DATA LINES —
_ _ _ _

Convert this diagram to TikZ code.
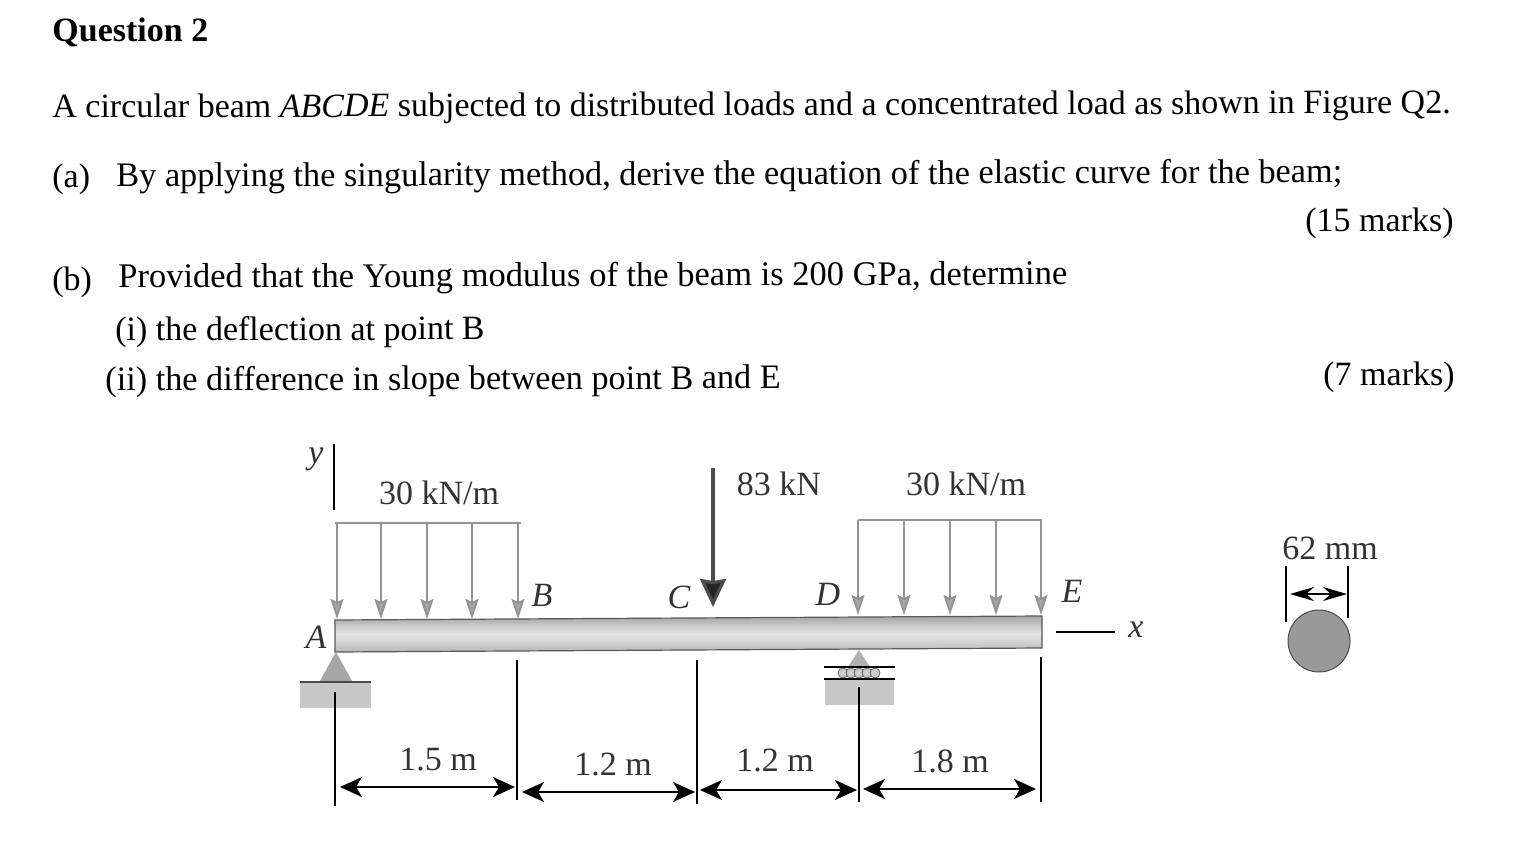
\documentclass[tikz,border=0pt]{standalone}
\usepackage{fontspec}
\setmainfont{Liberation Serif}
\usetikzlibrary{arrows.meta}
\tikzset{
	qtext/.style={anchor=base west,inner sep=0pt,font=\fontsize{17}{20}\selectfont,rotate=0.2},
	figlabel/.style={anchor=base,inner sep=0pt,font=\fontsize{17}{20}\selectfont,text=black!80},
	figitalic/.style={figlabel,font=\fontsize{17}{20}\selectfont\itshape},
	loadarrow/.style={draw=black!42,line width=1pt,-{Stealth[length=10pt,width=6.5pt,inset=1.5pt,fill=black!35]}},
	dimarrow/.style={line width=1.2pt,{Stealth[length=11pt,width=10pt,inset=3pt]}-{Stealth[length=11pt,width=10pt,inset=3pt]}},
	dimline/.style={line width=1pt},
	groundfill/.style={fill=black!22,draw=none}
}
\begin{document}
\begin{tikzpicture}[x=0.5pt,y=-0.5pt]
	\useasboundingbox (0,0) rectangle (1536,855);
	% question text
	\node[qtext,font=\fontsize{17}{20}\selectfont\bfseries] (title) at (52,42) {Question 2};
	\node[qtext] (intro) at (52,118) {A circular beam \textit{ABCDE} subjected to distributed loads and a concentrated load as shown in Figure Q2.};
	\node[qtext] (parta) at (52,188) {(a)};
	\node[qtext,font=\fontsize{17.15}{20}\selectfont] (partatext) at (116,187) {By applying the singularity method, derive the equation of the elastic curve for the beam;};
	\node[qtext] (marksa) at (1305,232) {(15 marks)};
	\node[qtext] (partb) at (52,291) {(b)};
	\node[qtext,font=\fontsize{17.25}{20}\selectfont] (partbtext) at (118,288) {Provided that the Young modulus of the beam is 200 GPa, determine};
	\node[qtext] (parti) at (115,341) {(i) the deflection at point B};
	\node[qtext,font=\fontsize{17.12}{20}\selectfont] (partii) at (105,391) {(ii) the difference in slope between point B and E};
	\node[qtext] (marksb) at (1323,386) {(7 marks)};
	% beam
	\shade[left color=black!35,right color=black!28,middle color=black!10,shading angle=0] (335,620) -- (1042,616) -- (1042,648) -- (335,652) -- cycle;
	\draw[line width=0.6pt,black!65] (335,620) -- (1042,616) -- (1042,648) -- (335,652) -- cycle;
	% distributed loads
	\draw[line width=1pt,black!42] (335,523) -- (521,523);
	\foreach \xpos in {337,381,427,472,518}
		\draw[loadarrow] (\xpos,523) -- (\xpos,619);
	\draw[line width=1pt,black!42] (858,520) -- (1042,520);
	\foreach \xpos in {858,904,950,996,1041}
		\draw[loadarrow] (\xpos,520) -- (\xpos,615);
	% concentrated load
	\draw[line width=1.6pt,black!70,-{Stealth[length=14pt,width=13pt,inset=1pt,fill=black!85]}] (713,468) -- (713,607);
	% axes
	\draw[line width=1pt] (334,444) -- (334,510);
	\draw[line width=0.9pt] (1056,632) -- (1115,632);
	% support A
	\fill[black!35] (336,652) -- (320,681) -- (352,681) -- cycle;
	\fill[groundfill] (300,682) rectangle (371,708);
	\draw[line width=1pt,black!70] (300,682) -- (371,682);
	% support D
	\fill[black!30] (859,650) -- (848,667) -- (870,667) -- cycle;
	\draw[line width=0.7pt] (824,667) -- (895,667);
	\foreach \xpos in {843,851,859,867,875}
		\draw[black!60,fill=black!20,line width=0.4pt] (\xpos,673) circle (5);
	\draw[line width=0.8pt] (824,679) -- (895,679);
	\fill[groundfill] (825,680) rectangle (894,705);
	% dimension lines
	\draw[dimline] (335,692) -- (335,806);
	\draw[dimline] (517,660) -- (517,800);
	\draw[dimline] (697,660) -- (697,804);
	\draw[dimline] (859,687) -- (859,802);
	\draw[dimline] (1041,657) -- (1041,802);
	\draw[dimarrow] (340,787) -- (515,787);
	\draw[dimarrow] (522,792) -- (695,792);
	\draw[dimarrow] (700,790) -- (857,790);
	\draw[dimarrow] (863,789) -- (1036,789);
	% cross section
	\draw[line width=1.2pt] (1286,566) -- (1286,622);
	\draw[dimline] (1348,566) -- (1348,618);
	\draw[line width=0.8pt,{Stealth[length=12pt,width=7pt]}-{Stealth[length=12pt,width=7pt]}] (1290,594) -- (1347,594);
	\draw[black!70,fill=black!40,line width=0.5pt] (1319,641) circle (31);
	% labels
	\node[figitalic] (ylabel) at (316,464) {y};
	\node[figlabel] (loadab) at (439,504) {30 kN/m};
	\node[figlabel] (loadc) at (779,495) {83 kN};
	\node[figlabel] (loadde) at (966,495) {30 kN/m};
	\node[figitalic] (pointa) at (316,648) {A};
	\node[figitalic] (pointb) at (542,606) {B};
	\node[figitalic] (pointc) at (679,608) {C};
	\node[figitalic] (pointd) at (828,605) {D};
	\node[figitalic] (pointe) at (1072,602) {E};
	\node[figitalic] (xlabel) at (1136,637) {x};
	\node[figlabel] (dimab) at (438,770) {1.5 m};
	\node[figlabel] (dimbc) at (613,775) {1.2 m};
	\node[figlabel] (dimcd) at (775,771) {1.2 m};
	\node[figlabel] (dimde) at (950,772) {1.8 m};
	\node[figlabel] (dimsec) at (1330,559) {62 mm};
\end{tikzpicture}
\end{document}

_ _ _ _

JOB —
Give the material again exactly as it is, but keep the pictures out.

EXERCISE ANSWER —
Convert this diagram to TikZ code.
\documentclass[tikz,border=0pt]{standalone}
\usepackage{fontspec}
\setmainfont{Liberation Serif}
\usetikzlibrary{arrows.meta}
\tikzset{
	qtext/.style={anchor=base west,inner sep=0pt,font=\fontsize{17}{20}\selectfont,rotate=0.2},
	figlabel/.style={anchor=base,inner sep=0pt,font=\fontsize{17}{20}\selectfont,text=black!80},
	figitalic/.style={figlabel,font=\fontsize{17}{20}\selectfont\itshape},
	loadarrow/.style={draw=black!42,line width=1pt,-{Stealth[length=10pt,width=6.5pt,inset=1.5pt,fill=black!35]}},
	dimarrow/.style={line width=1.2pt,{Stealth[length=11pt,width=10pt,inset=3pt]}-{Stealth[length=11pt,width=10pt,inset=3pt]}},
	dimline/.style={line width=1pt},
	groundfill/.style={fill=black!22,draw=none}
}
\begin{document}
\begin{tikzpicture}[x=0.5pt,y=-0.5pt]
	\useasboundingbox (0,0) rectangle (1536,855);
	% question text
	\node[qtext,font=\fontsize{17}{20}\selectfont\bfseries] (title) at (52,42) {Question 2};
	\node[qtext] (intro) at (52,118) {A circular beam \textit{ABCDE} subjected to distributed loads and a concentrated load as shown in Figure Q2.};
	\node[qtext] (parta) at (52,188) {(a)};
	\node[qtext,font=\fontsize{17.15}{20}\selectfont] (partatext) at (116,187) {By applying the singularity method, derive the equation of the elastic curve for the beam;};
	\node[qtext] (marksa) at (1305,232) {(15 marks)};
	\node[qtext] (partb) at (52,291) {(b)};
	\node[qtext,font=\fontsize{17.25}{20}\selectfont] (partbtext) at (118,288) {Provided that the Young modulus of the beam is 200 GPa, determine};
	\node[qtext] (parti) at (115,341) {(i) the deflection at point B};
	\node[qtext,font=\fontsize{17.12}{20}\selectfont] (partii) at (105,391) {(ii) the difference in slope between point B and E};
	\node[qtext] (marksb) at (1323,386) {(7 marks)};
	% beam
	\shade[left color=black!35,right color=black!28,middle color=black!10,shading angle=0] (335,620) -- (1042,616) -- (1042,648) -- (335,652) -- cycle;
	\draw[line width=0.6pt,black!65] (335,620) -- (1042,616) -- (1042,648) -- (335,652) -- cycle;
	% distributed loads
	\draw[line width=1pt,black!42] (335,523) -- (521,523);
	\foreach \xpos in {337,381,427,472,518}
		\draw[loadarrow] (\xpos,523) -- (\xpos,619);
	\draw[line width=1pt,black!42] (858,520) -- (1042,520);
	\foreach \xpos in {858,904,950,996,1041}
		\draw[loadarrow] (\xpos,520) -- (\xpos,615);
	% concentrated load
	\draw[line width=1.6pt,black!70,-{Stealth[length=14pt,width=13pt,inset=1pt,fill=black!85]}] (713,468) -- (713,607);
	% axes
	\draw[line width=1pt] (334,444) -- (334,510);
	\draw[line width=0.9pt] (1056,632) -- (1115,632);
	% support A
	\fill[black!35] (336,652) -- (320,681) -- (352,681) -- cycle;
	\fill[groundfill] (300,682) rectangle (371,708);
	\draw[line width=1pt,black!70] (300,682) -- (371,682);
	% support D
	\fill[black!30] (859,650) -- (848,667) -- (870,667) -- cycle;
	\draw[line width=0.7pt] (824,667) -- (895,667);
	\foreach \xpos in {843,851,859,867,875}
		\draw[black!60,fill=black!20,line width=0.4pt] (\xpos,673) circle (5);
	\draw[line width=0.8pt] (824,679) -- (895,679);
	\fill[groundfill] (825,680) rectangle (894,705);
	% dimension lines
	\draw[dimline] (335,692) -- (335,806);
	\draw[dimline] (517,660) -- (517,800);
	\draw[dimline] (697,660) -- (697,804);
	\draw[dimline] (859,687) -- (859,802);
	\draw[dimline] (1041,657) -- (1041,802);
	\draw[dimarrow] (340,787) -- (515,787);
	\draw[dimarrow] (522,792) -- (695,792);
	\draw[dimarrow] (700,790) -- (857,790);
	\draw[dimarrow] (863,789) -- (1036,789);
	% cross section
	\draw[line width=1.2pt] (1286,566) -- (1286,622);
	\draw[dimline] (1348,566) -- (1348,618);
	\draw[line width=0.8pt,{Stealth[length=12pt,width=7pt]}-{Stealth[length=12pt,width=7pt]}] (1290,594) -- (1347,594);
	\draw[black!70,fill=black!40,line width=0.5pt] (1319,641) circle (31);
	% labels
	\node[figitalic] (ylabel) at (316,464) {y};
	\node[figlabel] (loadab) at (439,504) {30 kN/m};
	\node[figlabel] (loadc) at (779,495) {83 kN};
	\node[figlabel] (loadde) at (966,495) {30 kN/m};
	\node[figitalic] (pointa) at (316,648) {A};
	\node[figitalic] (pointb) at (542,606) {B};
	\node[figitalic] (pointc) at (679,608) {C};
	\node[figitalic] (pointd) at (828,605) {D};
	\node[figitalic] (pointe) at (1072,602) {E};
	\node[figitalic] (xlabel) at (1136,637) {x};
	\node[figlabel] (dimab) at (438,770) {1.5 m};
	\node[figlabel] (dimbc) at (613,775) {1.2 m};
	\node[figlabel] (dimcd) at (775,771) {1.2 m};
	\node[figlabel] (dimde) at (950,772) {1.8 m};
	\node[figlabel] (dimsec) at (1330,559) {62 mm};
\end{tikzpicture}
\end{document}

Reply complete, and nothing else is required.